● **WHAT YOU HAVE TO DO**
Output the data word for word, dropping every image.

● **DATASET SECTION**
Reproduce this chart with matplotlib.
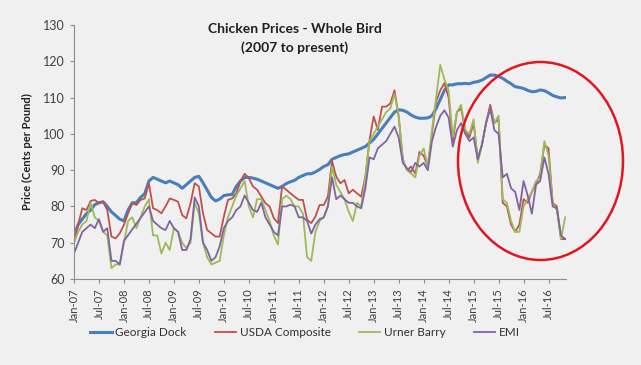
import numpy as np
import pandas as pd
import matplotlib
matplotlib.use("Agg")
import matplotlib.pyplot as plt
from matplotlib.patches import Ellipse

# monthly readings, Jan 2007 .. Nov 2016 (cents per pound)
dates = pd.date_range("2007-01-01", periods=119, freq="MS")

georgia_dock = [
    72, 75, 76.5, 78, 79, 80.5, 81, 81.3, 80, 78.5, 77.5, 76.5,
    76, 79, 81, 81, 82.5, 83.5, 87, 88, 87.5, 87, 86.5, 87,
    86.5, 86, 85, 86, 87, 88, 88.3, 86.5, 84.5, 82.5, 81.5, 82,
    83, 83.2, 83.3, 85.5, 87, 88, 88, 87.8, 87.5, 87, 86.5, 86,
    85.5, 85, 85.5, 86.3, 86.8, 87.2, 88, 88.5, 89, 89, 89.5, 90.2,
    91, 91.5, 93, 93.5, 94, 94.3, 94.5, 95, 95.5, 96, 96.5, 97.5,
    98.5, 100, 101.5, 103, 104.5, 106, 106.6, 106.5, 106, 105.2, 104.6, 104.3,
    104.3, 104.4, 105, 107, 109.5, 112, 113.5, 113.5, 113.8, 113.8, 113.9, 113.8,
    114.2, 114.4, 114.8, 115.5, 116.2, 116.2, 115.8, 115.3, 114.5, 113.8, 113, 112.8,
    112.5, 112, 111.6, 111.7, 112.1, 111.9, 111.3, 110.6, 110.2, 109.9, 110,
]

usda_composite = [
    70, 75, 79.5, 79, 81.5, 81.8, 80.9, 81.3, 79, 71.7, 71.2, 72.6,
    74.9, 78.1, 80.9, 80.4, 81.8, 82.2, 86.4, 79.5, 79, 78.1, 80, 82.2,
    81.8, 81.3, 77.6, 76.7, 80.9, 86.4, 85.5, 78.1, 73.5, 72.6, 71.7, 71.7,
    77.2, 81.8, 82.2, 83.6, 87, 89, 87.8, 85.5, 84.6, 82.7, 80.9, 80,
    76.8, 75.4, 85.5, 84.6, 83.6, 82.7, 81.8, 81.8, 76.3, 75.4, 77.2, 80.4,
    80.4, 82.7, 92.4, 88.2, 86.4, 87.3, 83.6, 84.6, 83.6, 82.7, 88.2, 98.3,
    104.8, 101.1, 107.5, 107.5, 108.4, 112, 104.8, 92.8, 90, 91, 89, 95,
    94, 91, 100, 109, 112, 114, 110, 98, 106, 107, 101, 99,
    103, 93, 97, 103, 108, 103, 104, 81, 80, 75, 73, 75,
    82, 81, 84, 86, 89, 97, 96, 81, 80, 71, 71,
]

urner_barry = [
    70, 73, 75, 76, 81, 77, 76, 73, 72, 63, 64, 64,
    70, 76, 77, 74, 77, 80, 82, 72, 72, 67, 70, 68,
    74, 73, 70, 68.5, 70, 81, 78, 70, 66, 64, 64.5, 65,
    72, 77, 80, 83, 85, 87, 80, 77, 82, 82, 79, 76,
    72, 69.5, 82, 83, 82, 80, 80, 78, 66, 65, 73, 76,
    77, 80, 91, 86, 84, 82, 78.5, 76, 81, 80, 88, 98,
    100, 102, 104, 106, 107, 111, 105, 93, 90, 89, 88, 94,
    96, 91, 101, 110, 119, 115, 112, 99, 106, 108, 101, 100,
    104, 92, 97, 103, 107, 103, 105, 82, 81, 76, 73, 73,
    80, 82, 84, 87, 88, 98, 94, 81, 79, 71, 77,
]

emi = [
    67, 70, 73, 74, 75, 74, 76.5, 73, 74, 65, 65, 64,
    70.5, None, None, None, None, None, 80, 76, 75, 74, 73.5, 76,
    74, 73, 68, 68, 71, 82.5, 80, 70, 68, 65, 66, 69,
    74, 76, 77, 79, 80, 83, 81, 79, 78.5, 81, 77, 75,
    73, 72, 80, 80, 80.5, 80, 77, 77, 76, 72.5, 75, 76.5,
    77, 80, 88, 82, 83, 82, 81, 81, 80, 79.5, 85, 93.5,
    93, 96, 97, 98, 100, 102, 99, 92, 90.5, 89.5, 92, 91,
    92, 90, 98, 102, 105, 106.5, 104.5, 96.5, 101, 103, 100, 98,
    99, 93, 97, 103, 107, 101, 100, 88, 89, 85, 84, 79,
    87, 83, 78, 86, 87, 93.5, 89, 80, 79.5, 72, 71,
]

plt.rcParams['font.family'] = ['Lato', 'DejaVu Sans']

bg = '#f0f0f0'
fig = plt.figure(figsize=(6.41, 3.65), dpi=100, facecolor=bg)
ax = fig.add_axes([0.1154, 0.2356, 0.7676, 0.6959], facecolor=bg)

x = np.arange(len(dates))

ax.plot(x, georgia_dock, color='#4a7ebb', lw=2.2, label='Georgia Dock')
ax.plot(x, usda_composite, color='#c0504d', lw=1.3, label='USDA Composite')
ax.plot(x, urner_barry, color='#9bbb59', lw=1.3, label='Urner Barry')
# EMI has a gap in early 2008; the line just bridges it
emi_s = pd.Series(emi, dtype=float)
ok = emi_s.notna().values
ax.plot(x[ok], emi_s[ok], color='#8064a2', lw=1.3, label='EMI')

ax.set_ylim(60, 130)
ax.set_yticks(range(60, 131, 10))
ax.set_xlim(0, 118.2)
ticks = x[::6]
ax.set_xticks(ticks)
ax.set_xticklabels([d.strftime('%b-%y') for d in dates[::6]], rotation=90)

for s in ['top', 'right']:
    ax.spines[s].set_visible(False)
for s in ['left', 'bottom']:
    ax.spines[s].set_color('#8c8c8c')
    ax.spines[s].set_linewidth(0.8)
ax.tick_params(axis='both', colors='#8c8c8c', labelcolor='#404040',
               labelsize=8, length=3, width=0.8)
ax.tick_params(axis='y', labelsize=9)

ax.set_ylabel('Price (Cents per Pound)', fontsize=8, fontweight='bold',
              color='#202020', labelpad=7)

fig.text(295 / 641, 1 - 29 / 365, 'Chicken Prices - Whole Bird',
         ha='center', va='center', fontsize=10, fontweight='bold', color='#202020')
fig.text(295 / 641, 1 - 48 / 365, '(2007 to present)',
         ha='center', va='center', fontsize=10, fontweight='bold', color='#202020')

fig.legend(loc='center', bbox_to_anchor=(305 / 641, 1 - 333 / 365), ncol=4,
           frameon=False, fontsize=8.5, handlelength=1.8, handletextpad=0.3,
           columnspacing=2.4, labelcolor='#303030')

# red circle drawn around the recent period
ring = Ellipse((540.5 / 641, 1 - 161 / 365), 165 / 641, 198 / 365,
               transform=fig.transFigure, fill=False, edgecolor='#e3161e', lw=1.8)
fig.add_artist(ring)

fig.savefig('out.png', dpi=100, facecolor=bg)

● **SOLVED PROBLEM**
Reproduce this chart with matplotlib.
import numpy as np
import pandas as pd
import matplotlib
matplotlib.use("Agg")
import matplotlib.pyplot as plt
from matplotlib.patches import Ellipse

# monthly readings, Jan 2007 .. Nov 2016 (cents per pound)
dates = pd.date_range("2007-01-01", periods=119, freq="MS")

georgia_dock = [
    72, 75, 76.5, 78, 79, 80.5, 81, 81.3, 80, 78.5, 77.5, 76.5,
    76, 79, 81, 81, 82.5, 83.5, 87, 88, 87.5, 87, 86.5, 87,
    86.5, 86, 85, 86, 87, 88, 88.3, 86.5, 84.5, 82.5, 81.5, 82,
    83, 83.2, 83.3, 85.5, 87, 88, 88, 87.8, 87.5, 87, 86.5, 86,
    85.5, 85, 85.5, 86.3, 86.8, 87.2, 88, 88.5, 89, 89, 89.5, 90.2,
    91, 91.5, 93, 93.5, 94, 94.3, 94.5, 95, 95.5, 96, 96.5, 97.5,
    98.5, 100, 101.5, 103, 104.5, 106, 106.6, 106.5, 106, 105.2, 104.6, 104.3,
    104.3, 104.4, 105, 107, 109.5, 112, 113.5, 113.5, 113.8, 113.8, 113.9, 113.8,
    114.2, 114.4, 114.8, 115.5, 116.2, 116.2, 115.8, 115.3, 114.5, 113.8, 113, 112.8,
    112.5, 112, 111.6, 111.7, 112.1, 111.9, 111.3, 110.6, 110.2, 109.9, 110,
]

usda_composite = [
    70, 75, 79.5, 79, 81.5, 81.8, 80.9, 81.3, 79, 71.7, 71.2, 72.6,
    74.9, 78.1, 80.9, 80.4, 81.8, 82.2, 86.4, 79.5, 79, 78.1, 80, 82.2,
    81.8, 81.3, 77.6, 76.7, 80.9, 86.4, 85.5, 78.1, 73.5, 72.6, 71.7, 71.7,
    77.2, 81.8, 82.2, 83.6, 87, 89, 87.8, 85.5, 84.6, 82.7, 80.9, 80,
    76.8, 75.4, 85.5, 84.6, 83.6, 82.7, 81.8, 81.8, 76.3, 75.4, 77.2, 80.4,
    80.4, 82.7, 92.4, 88.2, 86.4, 87.3, 83.6, 84.6, 83.6, 82.7, 88.2, 98.3,
    104.8, 101.1, 107.5, 107.5, 108.4, 112, 104.8, 92.8, 90, 91, 89, 95,
    94, 91, 100, 109, 112, 114, 110, 98, 106, 107, 101, 99,
    103, 93, 97, 103, 108, 103, 104, 81, 80, 75, 73, 75,
    82, 81, 84, 86, 89, 97, 96, 81, 80, 71, 71,
]

urner_barry = [
    70, 73, 75, 76, 81, 77, 76, 73, 72, 63, 64, 64,
    70, 76, 77, 74, 77, 80, 82, 72, 72, 67, 70, 68,
    74, 73, 70, 68.5, 70, 81, 78, 70, 66, 64, 64.5, 65,
    72, 77, 80, 83, 85, 87, 80, 77, 82, 82, 79, 76,
    72, 69.5, 82, 83, 82, 80, 80, 78, 66, 65, 73, 76,
    77, 80, 91, 86, 84, 82, 78.5, 76, 81, 80, 88, 98,
    100, 102, 104, 106, 107, 111, 105, 93, 90, 89, 88, 94,
    96, 91, 101, 110, 119, 115, 112, 99, 106, 108, 101, 100,
    104, 92, 97, 103, 107, 103, 105, 82, 81, 76, 73, 73,
    80, 82, 84, 87, 88, 98, 94, 81, 79, 71, 77,
]

emi = [
    67, 70, 73, 74, 75, 74, 76.5, 73, 74, 65, 65, 64,
    70.5, None, None, None, None, None, 80, 76, 75, 74, 73.5, 76,
    74, 73, 68, 68, 71, 82.5, 80, 70, 68, 65, 66, 69,
    74, 76, 77, 79, 80, 83, 81, 79, 78.5, 81, 77, 75,
    73, 72, 80, 80, 80.5, 80, 77, 77, 76, 72.5, 75, 76.5,
    77, 80, 88, 82, 83, 82, 81, 81, 80, 79.5, 85, 93.5,
    93, 96, 97, 98, 100, 102, 99, 92, 90.5, 89.5, 92, 91,
    92, 90, 98, 102, 105, 106.5, 104.5, 96.5, 101, 103, 100, 98,
    99, 93, 97, 103, 107, 101, 100, 88, 89, 85, 84, 79,
    87, 83, 78, 86, 87, 93.5, 89, 80, 79.5, 72, 71,
]

plt.rcParams['font.family'] = ['Lato', 'DejaVu Sans']

bg = '#f0f0f0'
fig = plt.figure(figsize=(6.41, 3.65), dpi=100, facecolor=bg)
ax = fig.add_axes([0.1154, 0.2356, 0.7676, 0.6959], facecolor=bg)

x = np.arange(len(dates))

ax.plot(x, georgia_dock, color='#4a7ebb', lw=2.2, label='Georgia Dock')
ax.plot(x, usda_composite, color='#c0504d', lw=1.3, label='USDA Composite')
ax.plot(x, urner_barry, color='#9bbb59', lw=1.3, label='Urner Barry')
# EMI has a gap in early 2008; the line just bridges it
emi_s = pd.Series(emi, dtype=float)
ok = emi_s.notna().values
ax.plot(x[ok], emi_s[ok], color='#8064a2', lw=1.3, label='EMI')

ax.set_ylim(60, 130)
ax.set_yticks(range(60, 131, 10))
ax.set_xlim(0, 118.2)
ticks = x[::6]
ax.set_xticks(ticks)
ax.set_xticklabels([d.strftime('%b-%y') for d in dates[::6]], rotation=90)

for s in ['top', 'right']:
    ax.spines[s].set_visible(False)
for s in ['left', 'bottom']:
    ax.spines[s].set_color('#8c8c8c')
    ax.spines[s].set_linewidth(0.8)
ax.tick_params(axis='both', colors='#8c8c8c', labelcolor='#404040',
               labelsize=8, length=3, width=0.8)
ax.tick_params(axis='y', labelsize=9)

ax.set_ylabel('Price (Cents per Pound)', fontsize=8, fontweight='bold',
              color='#202020', labelpad=7)

fig.text(295 / 641, 1 - 29 / 365, 'Chicken Prices - Whole Bird',
         ha='center', va='center', fontsize=10, fontweight='bold', color='#202020')
fig.text(295 / 641, 1 - 48 / 365, '(2007 to present)',
         ha='center', va='center', fontsize=10, fontweight='bold', color='#202020')

fig.legend(loc='center', bbox_to_anchor=(305 / 641, 1 - 333 / 365), ncol=4,
           frameon=False, fontsize=8.5, handlelength=1.8, handletextpad=0.3,
           columnspacing=2.4, labelcolor='#303030')

# red circle drawn around the recent period
ring = Ellipse((540.5 / 641, 1 - 161 / 365), 165 / 641, 198 / 365,
               transform=fig.transFigure, fill=False, edgecolor='#e3161e', lw=1.8)
fig.add_artist(ring)

fig.savefig('out.png', dpi=100, facecolor=bg)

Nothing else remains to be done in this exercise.